Set down the material below word for word, excluding the pictures.

BEGIN Data rows

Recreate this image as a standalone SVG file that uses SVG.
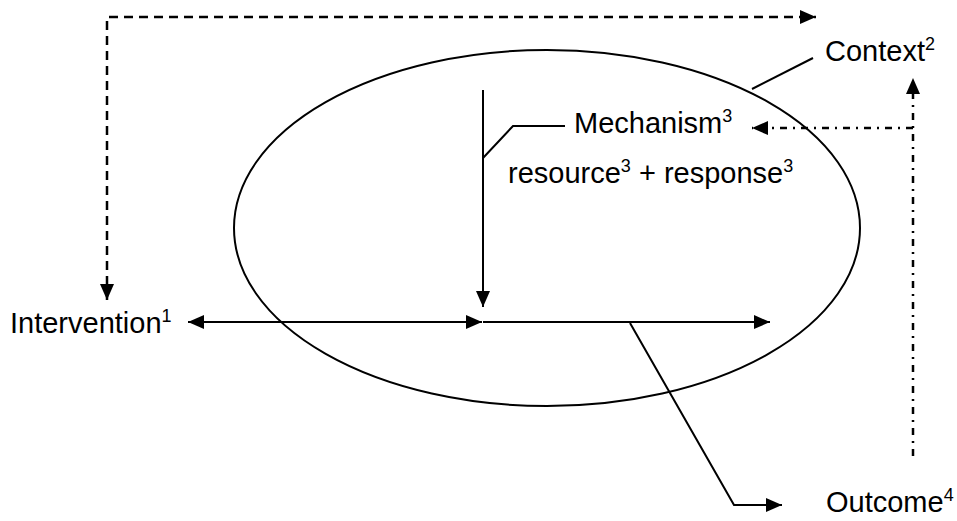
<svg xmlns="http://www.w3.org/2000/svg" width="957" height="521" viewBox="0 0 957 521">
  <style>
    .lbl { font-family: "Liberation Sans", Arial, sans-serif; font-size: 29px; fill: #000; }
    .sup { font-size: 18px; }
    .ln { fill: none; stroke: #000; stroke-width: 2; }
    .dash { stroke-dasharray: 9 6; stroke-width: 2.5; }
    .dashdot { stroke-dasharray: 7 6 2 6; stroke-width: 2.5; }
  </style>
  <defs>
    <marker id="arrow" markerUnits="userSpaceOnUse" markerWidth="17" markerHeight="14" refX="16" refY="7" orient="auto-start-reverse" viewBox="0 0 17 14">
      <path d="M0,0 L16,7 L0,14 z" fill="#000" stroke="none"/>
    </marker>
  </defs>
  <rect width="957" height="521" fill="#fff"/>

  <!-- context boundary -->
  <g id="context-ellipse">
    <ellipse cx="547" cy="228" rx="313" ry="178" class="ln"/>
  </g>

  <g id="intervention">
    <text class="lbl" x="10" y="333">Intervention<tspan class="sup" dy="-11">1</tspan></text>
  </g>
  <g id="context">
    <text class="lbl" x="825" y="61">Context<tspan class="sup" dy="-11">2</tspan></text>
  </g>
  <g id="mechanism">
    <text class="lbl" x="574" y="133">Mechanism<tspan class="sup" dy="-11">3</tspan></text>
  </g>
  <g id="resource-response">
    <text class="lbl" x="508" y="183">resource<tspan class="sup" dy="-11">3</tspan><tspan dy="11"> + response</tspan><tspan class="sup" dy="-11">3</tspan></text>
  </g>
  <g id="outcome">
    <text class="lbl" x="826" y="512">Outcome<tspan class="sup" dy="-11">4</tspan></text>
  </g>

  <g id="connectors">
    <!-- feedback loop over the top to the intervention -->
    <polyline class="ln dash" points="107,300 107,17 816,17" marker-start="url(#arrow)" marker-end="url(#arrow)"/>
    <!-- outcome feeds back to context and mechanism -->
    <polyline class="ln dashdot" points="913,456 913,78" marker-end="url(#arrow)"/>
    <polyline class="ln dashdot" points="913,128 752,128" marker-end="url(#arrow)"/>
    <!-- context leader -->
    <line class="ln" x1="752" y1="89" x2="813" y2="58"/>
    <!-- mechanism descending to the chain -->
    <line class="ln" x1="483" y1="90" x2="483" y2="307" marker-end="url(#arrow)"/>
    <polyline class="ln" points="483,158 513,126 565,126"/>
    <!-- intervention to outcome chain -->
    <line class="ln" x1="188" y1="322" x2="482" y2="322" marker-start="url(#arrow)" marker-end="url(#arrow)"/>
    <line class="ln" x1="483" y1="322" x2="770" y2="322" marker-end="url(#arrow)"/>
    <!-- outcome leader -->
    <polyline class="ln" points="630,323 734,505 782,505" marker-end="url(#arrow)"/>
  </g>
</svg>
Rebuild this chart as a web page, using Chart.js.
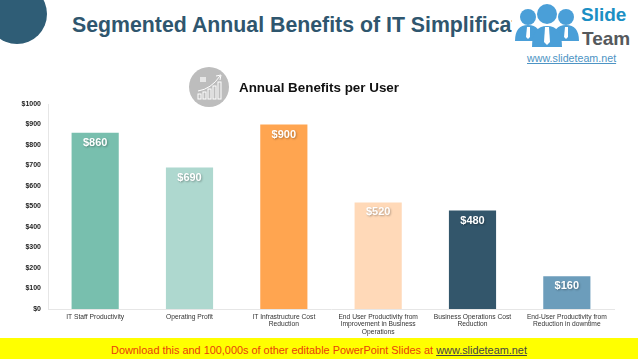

END Data rows

Full output
Recreate this image as a standalone SVG file that uses SVG.
<svg xmlns="http://www.w3.org/2000/svg" width="957" height="521" viewBox="0 0 957 521">
  <style>
    .lbl { font-family: "Liberation Sans", Arial, sans-serif; font-size: 29px; fill: #000; }
    .sup { font-size: 18px; }
    .ln { fill: none; stroke: #000; stroke-width: 2; }
    .dash { stroke-dasharray: 9 6; stroke-width: 2.5; }
    .dashdot { stroke-dasharray: 7 6 2 6; stroke-width: 2.5; }
  </style>
  <defs>
    <marker id="arrow" markerUnits="userSpaceOnUse" markerWidth="17" markerHeight="14" refX="16" refY="7" orient="auto-start-reverse" viewBox="0 0 17 14">
      <path d="M0,0 L16,7 L0,14 z" fill="#000" stroke="none"/>
    </marker>
  </defs>
  <rect width="957" height="521" fill="#fff"/>

  <!-- context boundary -->
  <g id="context-ellipse">
    <ellipse cx="547" cy="228" rx="313" ry="178" class="ln"/>
  </g>

  <g id="intervention">
    <text class="lbl" x="10" y="333">Intervention<tspan class="sup" dy="-11">1</tspan></text>
  </g>
  <g id="context">
    <text class="lbl" x="825" y="61">Context<tspan class="sup" dy="-11">2</tspan></text>
  </g>
  <g id="mechanism">
    <text class="lbl" x="574" y="133">Mechanism<tspan class="sup" dy="-11">3</tspan></text>
  </g>
  <g id="resource-response">
    <text class="lbl" x="508" y="183">resource<tspan class="sup" dy="-11">3</tspan><tspan dy="11"> + response</tspan><tspan class="sup" dy="-11">3</tspan></text>
  </g>
  <g id="outcome">
    <text class="lbl" x="826" y="512">Outcome<tspan class="sup" dy="-11">4</tspan></text>
  </g>

  <g id="connectors">
    <!-- feedback loop over the top to the intervention -->
    <polyline class="ln dash" points="107,300 107,17 816,17" marker-start="url(#arrow)" marker-end="url(#arrow)"/>
    <!-- outcome feeds back to context and mechanism -->
    <polyline class="ln dashdot" points="913,456 913,78" marker-end="url(#arrow)"/>
    <polyline class="ln dashdot" points="913,128 752,128" marker-end="url(#arrow)"/>
    <!-- context leader -->
    <line class="ln" x1="752" y1="89" x2="813" y2="58"/>
    <!-- mechanism descending to the chain -->
    <line class="ln" x1="483" y1="90" x2="483" y2="307" marker-end="url(#arrow)"/>
    <polyline class="ln" points="483,158 513,126 565,126"/>
    <!-- intervention to outcome chain -->
    <line class="ln" x1="188" y1="322" x2="482" y2="322" marker-start="url(#arrow)" marker-end="url(#arrow)"/>
    <line class="ln" x1="483" y1="322" x2="770" y2="322" marker-end="url(#arrow)"/>
    <!-- outcome leader -->
    <polyline class="ln" points="630,323 734,505 782,505" marker-end="url(#arrow)"/>
  </g>
</svg>
Rebuild this chart as a web page, using Chart.js.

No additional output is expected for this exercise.